Entries with chart source code
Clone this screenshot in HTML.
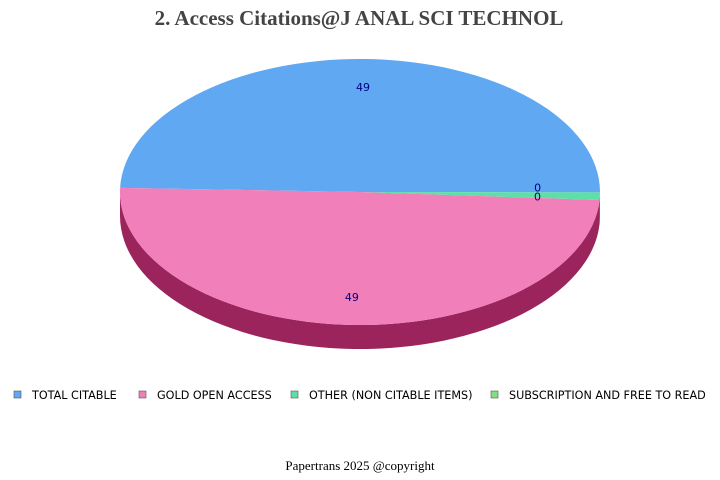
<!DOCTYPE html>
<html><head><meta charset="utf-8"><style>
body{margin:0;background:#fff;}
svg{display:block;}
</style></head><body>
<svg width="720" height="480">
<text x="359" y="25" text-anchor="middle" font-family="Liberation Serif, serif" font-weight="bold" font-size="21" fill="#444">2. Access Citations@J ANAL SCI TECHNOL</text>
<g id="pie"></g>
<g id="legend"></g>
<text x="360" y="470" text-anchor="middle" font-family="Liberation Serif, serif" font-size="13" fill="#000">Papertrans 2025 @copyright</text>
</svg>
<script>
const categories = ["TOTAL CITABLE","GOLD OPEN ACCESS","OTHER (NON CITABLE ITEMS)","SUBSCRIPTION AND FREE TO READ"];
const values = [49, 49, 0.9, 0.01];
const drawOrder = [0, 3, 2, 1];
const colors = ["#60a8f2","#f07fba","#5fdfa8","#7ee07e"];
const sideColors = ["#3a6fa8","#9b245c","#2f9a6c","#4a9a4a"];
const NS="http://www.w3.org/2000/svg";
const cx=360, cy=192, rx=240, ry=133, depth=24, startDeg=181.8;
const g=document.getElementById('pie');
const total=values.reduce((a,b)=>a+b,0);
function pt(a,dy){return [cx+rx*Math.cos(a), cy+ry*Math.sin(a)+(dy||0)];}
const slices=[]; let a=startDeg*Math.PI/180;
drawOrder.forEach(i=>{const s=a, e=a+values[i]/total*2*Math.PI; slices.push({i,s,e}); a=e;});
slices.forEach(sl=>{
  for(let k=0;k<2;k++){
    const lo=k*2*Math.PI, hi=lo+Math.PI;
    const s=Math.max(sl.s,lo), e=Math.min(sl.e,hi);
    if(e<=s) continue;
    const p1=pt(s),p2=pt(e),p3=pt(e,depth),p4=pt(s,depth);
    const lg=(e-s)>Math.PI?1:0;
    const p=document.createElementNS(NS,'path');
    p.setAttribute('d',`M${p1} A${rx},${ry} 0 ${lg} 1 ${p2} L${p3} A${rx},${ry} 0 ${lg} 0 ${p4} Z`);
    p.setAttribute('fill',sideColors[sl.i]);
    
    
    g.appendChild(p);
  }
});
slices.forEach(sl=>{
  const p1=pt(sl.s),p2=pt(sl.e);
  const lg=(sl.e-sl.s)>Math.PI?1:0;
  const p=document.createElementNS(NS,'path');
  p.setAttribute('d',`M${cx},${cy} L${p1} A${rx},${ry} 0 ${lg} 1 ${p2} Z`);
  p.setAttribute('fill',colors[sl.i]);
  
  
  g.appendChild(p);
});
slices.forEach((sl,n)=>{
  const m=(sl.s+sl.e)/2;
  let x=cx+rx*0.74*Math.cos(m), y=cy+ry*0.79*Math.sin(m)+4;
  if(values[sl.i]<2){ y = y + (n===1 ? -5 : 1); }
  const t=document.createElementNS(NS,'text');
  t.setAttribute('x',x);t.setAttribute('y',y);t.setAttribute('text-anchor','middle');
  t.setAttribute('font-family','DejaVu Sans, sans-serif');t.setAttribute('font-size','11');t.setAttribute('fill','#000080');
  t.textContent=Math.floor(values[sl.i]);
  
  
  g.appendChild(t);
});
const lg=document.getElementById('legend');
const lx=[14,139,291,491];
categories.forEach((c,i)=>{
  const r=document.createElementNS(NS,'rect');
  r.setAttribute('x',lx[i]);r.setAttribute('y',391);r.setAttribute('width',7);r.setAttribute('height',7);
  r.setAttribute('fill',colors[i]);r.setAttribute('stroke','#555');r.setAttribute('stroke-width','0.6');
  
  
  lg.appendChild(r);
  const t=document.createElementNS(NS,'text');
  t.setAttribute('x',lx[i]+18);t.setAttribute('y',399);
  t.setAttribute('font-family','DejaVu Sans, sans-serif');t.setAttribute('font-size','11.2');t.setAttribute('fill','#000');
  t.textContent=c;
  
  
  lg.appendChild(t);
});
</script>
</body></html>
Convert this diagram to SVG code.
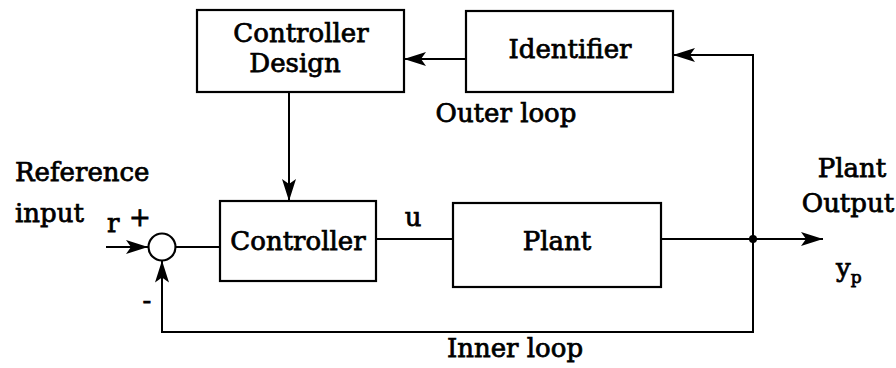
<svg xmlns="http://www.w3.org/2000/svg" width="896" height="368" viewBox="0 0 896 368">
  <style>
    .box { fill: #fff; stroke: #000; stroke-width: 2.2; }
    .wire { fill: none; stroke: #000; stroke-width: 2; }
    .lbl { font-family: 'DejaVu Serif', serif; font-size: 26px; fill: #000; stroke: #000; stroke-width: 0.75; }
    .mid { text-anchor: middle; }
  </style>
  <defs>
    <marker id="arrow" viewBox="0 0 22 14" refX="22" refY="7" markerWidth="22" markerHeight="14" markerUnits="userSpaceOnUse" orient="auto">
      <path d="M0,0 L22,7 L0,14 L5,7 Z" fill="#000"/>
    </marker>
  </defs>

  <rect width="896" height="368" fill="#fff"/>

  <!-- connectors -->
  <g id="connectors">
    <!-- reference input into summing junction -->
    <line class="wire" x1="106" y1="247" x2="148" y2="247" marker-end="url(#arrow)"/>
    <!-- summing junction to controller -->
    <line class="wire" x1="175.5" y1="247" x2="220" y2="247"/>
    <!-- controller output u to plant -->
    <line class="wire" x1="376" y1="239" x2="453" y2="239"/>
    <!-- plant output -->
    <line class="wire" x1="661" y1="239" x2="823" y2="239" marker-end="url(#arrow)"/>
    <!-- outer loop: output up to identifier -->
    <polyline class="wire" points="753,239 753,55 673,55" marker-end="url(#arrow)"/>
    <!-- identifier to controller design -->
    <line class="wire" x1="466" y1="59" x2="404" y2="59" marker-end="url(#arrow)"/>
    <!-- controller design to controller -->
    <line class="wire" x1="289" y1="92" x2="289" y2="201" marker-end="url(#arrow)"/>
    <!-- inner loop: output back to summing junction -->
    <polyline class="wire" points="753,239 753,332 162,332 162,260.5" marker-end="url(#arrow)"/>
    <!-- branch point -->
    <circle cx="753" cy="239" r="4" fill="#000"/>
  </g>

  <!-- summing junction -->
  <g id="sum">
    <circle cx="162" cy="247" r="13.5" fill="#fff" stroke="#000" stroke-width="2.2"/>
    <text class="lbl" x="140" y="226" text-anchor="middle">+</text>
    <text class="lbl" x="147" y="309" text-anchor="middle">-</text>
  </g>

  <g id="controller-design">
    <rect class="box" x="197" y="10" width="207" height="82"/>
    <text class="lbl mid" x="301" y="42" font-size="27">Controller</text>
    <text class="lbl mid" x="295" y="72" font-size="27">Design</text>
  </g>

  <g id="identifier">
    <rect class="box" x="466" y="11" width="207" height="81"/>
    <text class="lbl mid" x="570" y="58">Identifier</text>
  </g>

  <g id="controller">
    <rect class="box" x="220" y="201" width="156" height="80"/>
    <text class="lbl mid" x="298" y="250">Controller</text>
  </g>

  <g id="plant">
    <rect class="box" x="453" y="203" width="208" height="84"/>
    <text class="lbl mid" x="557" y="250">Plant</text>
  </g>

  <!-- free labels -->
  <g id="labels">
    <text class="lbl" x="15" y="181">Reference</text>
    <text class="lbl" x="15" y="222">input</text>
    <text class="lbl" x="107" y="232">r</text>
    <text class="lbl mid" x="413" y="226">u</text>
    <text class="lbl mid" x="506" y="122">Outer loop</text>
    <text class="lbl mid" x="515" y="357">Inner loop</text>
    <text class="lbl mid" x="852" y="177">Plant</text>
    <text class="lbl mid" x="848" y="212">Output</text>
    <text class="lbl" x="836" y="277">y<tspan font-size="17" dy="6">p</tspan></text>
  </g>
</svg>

**Task description:** Transcribe all of the entries word for word, but skip any pictures they contain.

**Answer to this task:**
Clone this screenshot in HTML.
<!DOCTYPE html>
<html><head><meta charset="utf-8"><style>
body{margin:0;background:#fff;}
svg{display:block;}
</style></head><body>
<svg width="720" height="480">
<text x="359" y="25" text-anchor="middle" font-family="Liberation Serif, serif" font-weight="bold" font-size="21" fill="#444">2. Access Citations@J ANAL SCI TECHNOL</text>
<g id="pie"></g>
<g id="legend"></g>
<text x="360" y="470" text-anchor="middle" font-family="Liberation Serif, serif" font-size="13" fill="#000">Papertrans 2025 @copyright</text>
</svg>
<script>
const categories = ["TOTAL CITABLE","GOLD OPEN ACCESS","OTHER (NON CITABLE ITEMS)","SUBSCRIPTION AND FREE TO READ"];
const values = [49, 49, 0.9, 0.01];
const drawOrder = [0, 3, 2, 1];
const colors = ["#60a8f2","#f07fba","#5fdfa8","#7ee07e"];
const sideColors = ["#3a6fa8","#9b245c","#2f9a6c","#4a9a4a"];
const NS="http://www.w3.org/2000/svg";
const cx=360, cy=192, rx=240, ry=133, depth=24, startDeg=181.8;
const g=document.getElementById('pie');
const total=values.reduce((a,b)=>a+b,0);
function pt(a,dy){return [cx+rx*Math.cos(a), cy+ry*Math.sin(a)+(dy||0)];}
const slices=[]; let a=startDeg*Math.PI/180;
drawOrder.forEach(i=>{const s=a, e=a+values[i]/total*2*Math.PI; slices.push({i,s,e}); a=e;});
slices.forEach(sl=>{
  for(let k=0;k<2;k++){
    const lo=k*2*Math.PI, hi=lo+Math.PI;
    const s=Math.max(sl.s,lo), e=Math.min(sl.e,hi);
    if(e<=s) continue;
    const p1=pt(s),p2=pt(e),p3=pt(e,depth),p4=pt(s,depth);
    const lg=(e-s)>Math.PI?1:0;
    const p=document.createElementNS(NS,'path');
    p.setAttribute('d',`M${p1} A${rx},${ry} 0 ${lg} 1 ${p2} L${p3} A${rx},${ry} 0 ${lg} 0 ${p4} Z`);
    p.setAttribute('fill',sideColors[sl.i]);
    
    
    g.appendChild(p);
  }
});
slices.forEach(sl=>{
  const p1=pt(sl.s),p2=pt(sl.e);
  const lg=(sl.e-sl.s)>Math.PI?1:0;
  const p=document.createElementNS(NS,'path');
  p.setAttribute('d',`M${cx},${cy} L${p1} A${rx},${ry} 0 ${lg} 1 ${p2} Z`);
  p.setAttribute('fill',colors[sl.i]);
  
  
  g.appendChild(p);
});
slices.forEach((sl,n)=>{
  const m=(sl.s+sl.e)/2;
  let x=cx+rx*0.74*Math.cos(m), y=cy+ry*0.79*Math.sin(m)+4;
  if(values[sl.i]<2){ y = y + (n===1 ? -5 : 1); }
  const t=document.createElementNS(NS,'text');
  t.setAttribute('x',x);t.setAttribute('y',y);t.setAttribute('text-anchor','middle');
  t.setAttribute('font-family','DejaVu Sans, sans-serif');t.setAttribute('font-size','11');t.setAttribute('fill','#000080');
  t.textContent=Math.floor(values[sl.i]);
  
  
  g.appendChild(t);
});
const lg=document.getElementById('legend');
const lx=[14,139,291,491];
categories.forEach((c,i)=>{
  const r=document.createElementNS(NS,'rect');
  r.setAttribute('x',lx[i]);r.setAttribute('y',391);r.setAttribute('width',7);r.setAttribute('height',7);
  r.setAttribute('fill',colors[i]);r.setAttribute('stroke','#555');r.setAttribute('stroke-width','0.6');
  
  
  lg.appendChild(r);
  const t=document.createElementNS(NS,'text');
  t.setAttribute('x',lx[i]+18);t.setAttribute('y',399);
  t.setAttribute('font-family','DejaVu Sans, sans-serif');t.setAttribute('font-size','11.2');t.setAttribute('fill','#000');
  t.textContent=c;
  
  
  lg.appendChild(t);
});
</script>
</body></html>
Convert this diagram to SVG code.
<svg xmlns="http://www.w3.org/2000/svg" width="896" height="368" viewBox="0 0 896 368">
  <style>
    .box { fill: #fff; stroke: #000; stroke-width: 2.2; }
    .wire { fill: none; stroke: #000; stroke-width: 2; }
    .lbl { font-family: 'DejaVu Serif', serif; font-size: 26px; fill: #000; stroke: #000; stroke-width: 0.75; }
    .mid { text-anchor: middle; }
  </style>
  <defs>
    <marker id="arrow" viewBox="0 0 22 14" refX="22" refY="7" markerWidth="22" markerHeight="14" markerUnits="userSpaceOnUse" orient="auto">
      <path d="M0,0 L22,7 L0,14 L5,7 Z" fill="#000"/>
    </marker>
  </defs>

  <rect width="896" height="368" fill="#fff"/>

  <!-- connectors -->
  <g id="connectors">
    <!-- reference input into summing junction -->
    <line class="wire" x1="106" y1="247" x2="148" y2="247" marker-end="url(#arrow)"/>
    <!-- summing junction to controller -->
    <line class="wire" x1="175.5" y1="247" x2="220" y2="247"/>
    <!-- controller output u to plant -->
    <line class="wire" x1="376" y1="239" x2="453" y2="239"/>
    <!-- plant output -->
    <line class="wire" x1="661" y1="239" x2="823" y2="239" marker-end="url(#arrow)"/>
    <!-- outer loop: output up to identifier -->
    <polyline class="wire" points="753,239 753,55 673,55" marker-end="url(#arrow)"/>
    <!-- identifier to controller design -->
    <line class="wire" x1="466" y1="59" x2="404" y2="59" marker-end="url(#arrow)"/>
    <!-- controller design to controller -->
    <line class="wire" x1="289" y1="92" x2="289" y2="201" marker-end="url(#arrow)"/>
    <!-- inner loop: output back to summing junction -->
    <polyline class="wire" points="753,239 753,332 162,332 162,260.5" marker-end="url(#arrow)"/>
    <!-- branch point -->
    <circle cx="753" cy="239" r="4" fill="#000"/>
  </g>

  <!-- summing junction -->
  <g id="sum">
    <circle cx="162" cy="247" r="13.5" fill="#fff" stroke="#000" stroke-width="2.2"/>
    <text class="lbl" x="140" y="226" text-anchor="middle">+</text>
    <text class="lbl" x="147" y="309" text-anchor="middle">-</text>
  </g>

  <g id="controller-design">
    <rect class="box" x="197" y="10" width="207" height="82"/>
    <text class="lbl mid" x="301" y="42" font-size="27">Controller</text>
    <text class="lbl mid" x="295" y="72" font-size="27">Design</text>
  </g>

  <g id="identifier">
    <rect class="box" x="466" y="11" width="207" height="81"/>
    <text class="lbl mid" x="570" y="58">Identifier</text>
  </g>

  <g id="controller">
    <rect class="box" x="220" y="201" width="156" height="80"/>
    <text class="lbl mid" x="298" y="250">Controller</text>
  </g>

  <g id="plant">
    <rect class="box" x="453" y="203" width="208" height="84"/>
    <text class="lbl mid" x="557" y="250">Plant</text>
  </g>

  <!-- free labels -->
  <g id="labels">
    <text class="lbl" x="15" y="181">Reference</text>
    <text class="lbl" x="15" y="222">input</text>
    <text class="lbl" x="107" y="232">r</text>
    <text class="lbl mid" x="413" y="226">u</text>
    <text class="lbl mid" x="506" y="122">Outer loop</text>
    <text class="lbl mid" x="515" y="357">Inner loop</text>
    <text class="lbl mid" x="852" y="177">Plant</text>
    <text class="lbl mid" x="848" y="212">Output</text>
    <text class="lbl" x="836" y="277">y<tspan font-size="17" dy="6">p</tspan></text>
  </g>
</svg>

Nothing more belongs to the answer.